The Importance of Compression Ratios and how to Measure Them

March 11th, 2011

Text and Photos by Sam Logan

Since race pistons in domestic V-8 engines move up and down in excess of 100 times per second, replacing them is a normal part of the racer’s routine. NHRA Top Fuel and Funny Car teams replace them after every race pass and every second qualifying pass. Pro Stock teams replace them after every 40 passes approximately, and weekend warriors replace them every 12 to 18 months, sooner if their engines are nitrous-assisted. At piston replacement time questions of spec changes usually arise—especially the topic of compression ratios.

Diamond Piston’s Ron Beaubien explains, “An engine’s compression ratio is calculated by taking the total swept volume (with the piston at bottom dead center) and dividing it by the total compressed volume (with the piston at top dead center). For example, if the total swept volume of a 632-ci big-block Chevrolet is 1380.34cc and the total compressed volume is 86.69cc the compression ratio would be stated as15.92:1.”

To find the engine’s total swept area in cubic inches the following formula can be applied: 0.7854 x bore diameter x bore diameter x stroke length x the number of cylinders. To convert cubic inches to cubic centimeters multiply by 16.39. Using a burette is the best method of measuring the compressed volume (chamber volume plus piston volume).

Compression ratios are often influenced by rulebook regulations, and engine efficiency can also be a deciding element in their composition. Success isn’t always best achieved by calculating using high compression ratios, though.

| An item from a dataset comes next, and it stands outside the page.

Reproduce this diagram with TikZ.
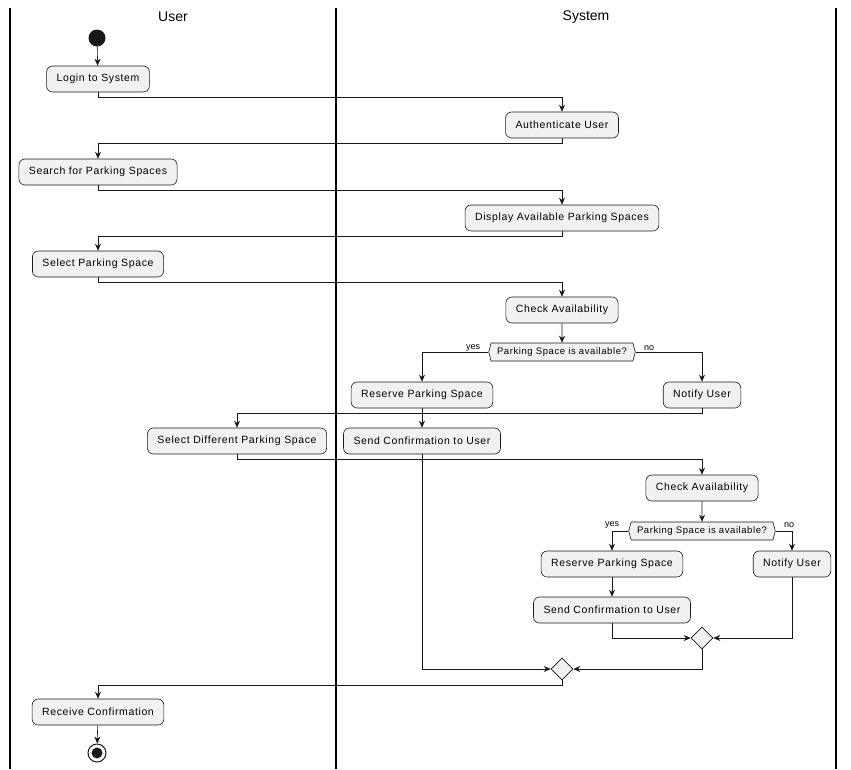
\documentclass[tikz,border=0pt]{standalone}
\usepackage{fontspec}
\setmainfont{Liberation Sans}
\newfontfamily\spc{Liberation Sans}[LetterSpace=6]
\usetikzlibrary{shapes.geometric,shapes.symbols,arrows.meta}
\definecolor{bx}{HTML}{F1F1F1}
\definecolor{ln}{HTML}{181818}
\begin{document}
\begin{tikzpicture}[x=1pt,y=-1pt,
 act/.style={draw=ln,fill=bx,rounded corners=6pt,minimum height=26pt,inner xsep=10pt,font=\spc\fontsize{10.5}{12}\selectfont,line width=0.6pt},
 hex/.style={draw=ln,fill=bx,signal,signal to=west and east,signal pointer angle=150,inner xsep=6pt,inner ysep=2pt,minimum height=18pt,font=\spc\fontsize{9.5}{11}\selectfont,line width=0.6pt},
 mrg/.style={draw=ln,fill=bx,diamond,minimum size=22pt,inner sep=0pt,line width=0.6pt},
 lbl/.style={font=\fontsize{9}{10}\selectfont,inner sep=1pt},
 e/.style={draw=ln,line width=0.6pt,-{Stealth[length=7pt,width=6pt]}},
 lane/.style={line width=1.2pt}]
\useasboundingbox (0,0) rectangle (851,769);
\draw[lane] (10,8) -- (10,769) (336,8) -- (336,769) (836,8) -- (836,769);
\node[font=\fontsize{14}{16}\selectfont] (tu) at (173,17) {User};
\node[font=\fontsize{14}{16}\selectfont] (ts) at (586,17) {System};
\node[circle,fill=ln,minimum size=17pt,inner sep=0pt] (st) at (97,38) {};
\node[act] (a1) at (98,79) {Login to System};
\node[act] (a2) at (562,125) {Authenticate User};
\node[act] (a3) at (98,172) {Search for Parking Spaces};
\node[act] (a4) at (562,218) {Display Available Parking Spaces};
\node[act] (a5) at (98,264) {Select Parking Space};
\node[act] (a6) at (562,310) {Check Availability};
\node[hex] (d1) at (562,352) {Parking Space is available?};
\node[lbl] (y1) at (473,348) {yes};
\node[lbl] (n1) at (649,348) {no};
\node[act] (a7) at (422,395) {Reserve Parking Space};
\node[act] (a8) at (702,395) {Notify User};
\node[act] (a9) at (237,441) {Select Different Parking Space};
\node[act] (a10) at (422,441) {Send Confirmation to User};
\node[act] (a11) at (702,488) {Check Availability};
\node[hex] (d2) at (702,531) {Parking Space is available?};
\node[lbl] (y2) at (612,525) {yes};
\node[lbl] (n2) at (789,525) {no};
\node[act] (a12) at (612,564) {Reserve Parking Space};
\node[act] (a13) at (792,564) {Notify User};
\node[act] (a14) at (612,610) {Send Confirmation to User};
\node[mrg] (m1) at (702,638) {};
\node[mrg] (m2) at (562,669) {};
\node[act] (a15) at (98,712) {Receive Confirmation};
\node[circle,draw=ln,line width=1pt,minimum size=18pt,inner sep=0pt] (en) at (97,753) {};
\node[circle,fill=ln,minimum size=11pt,inner sep=0pt] (en2) at (97,753) {};
\draw[e] (st) -- (a1);
\draw[e] (a1.south) -- ++(0,5) -| (a2.north);
\draw[e] (a2.south) -- ++(0,5) -| (a3.north);
\draw[e] (a3.south) -- ++(0,5) -| (a4.north);
\draw[e] (a4.south) -- ++(0,5) -| (a5.north);
\draw[e] (a5.south) -- ++(0,5) -| (a6.north);
\draw[e] (a6) -- (d1);
\draw[e] (d1.west) -| (a7.north);
\draw[e] (d1.east) -| (a8.north);
\draw[e] (a7) -- (a10);
\draw[e] (a8.south) -- ++(0,5) -| (a9.north);
\draw[e] (a9.south) -- ++(0,5) -| (a11.north);
\draw[e] (a10.south) |- (m2.west);
\draw[e] (a11) -- (d2);
\draw[e] (d2.west) -| (a12.north);
\draw[e] (d2.east) -| (a13.north);
\draw[e] (a12) -- (a14);
\draw[e] (a14.south) |- (m1.west);
\draw[e] (a13.south) |- (m1.east);
\draw[e] (m1.south) |- (m2.east);
\draw[e] (m2.south) -- ++(0,5) -| (a15.north);
\draw[e] (a15) -- (en);
\end{tikzpicture}
\end{document}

When the cylinder is over-compressed “pumping loss” is induced (i.e.: it takes horsepower to squeeze the cylinder’s contents).

Keith Wilson of Wilson Manifolds, who for 30 years has distinguished himself with the leading racing teams in attaining better air-fuel distribution and cylinder filling, notes, “Efficient cylinder filling allows us to keep the piston crowns as flat as possible—we try not to shoot our fire over the hillock!” The Fort Lauderdale induction specialist continues, “when you examine an intake port of an assembled motor with valves adjusted, cam degreed etc., and you observe the intake valve cracked open, it is imperative the mixture flows out and around the valve rapidly into the cylinder during those early moments of valve lift. The incoming air mixture must not be impeded by an awkward shape on the piston. Any encumbrance will harm the engine’s ability to produce power.”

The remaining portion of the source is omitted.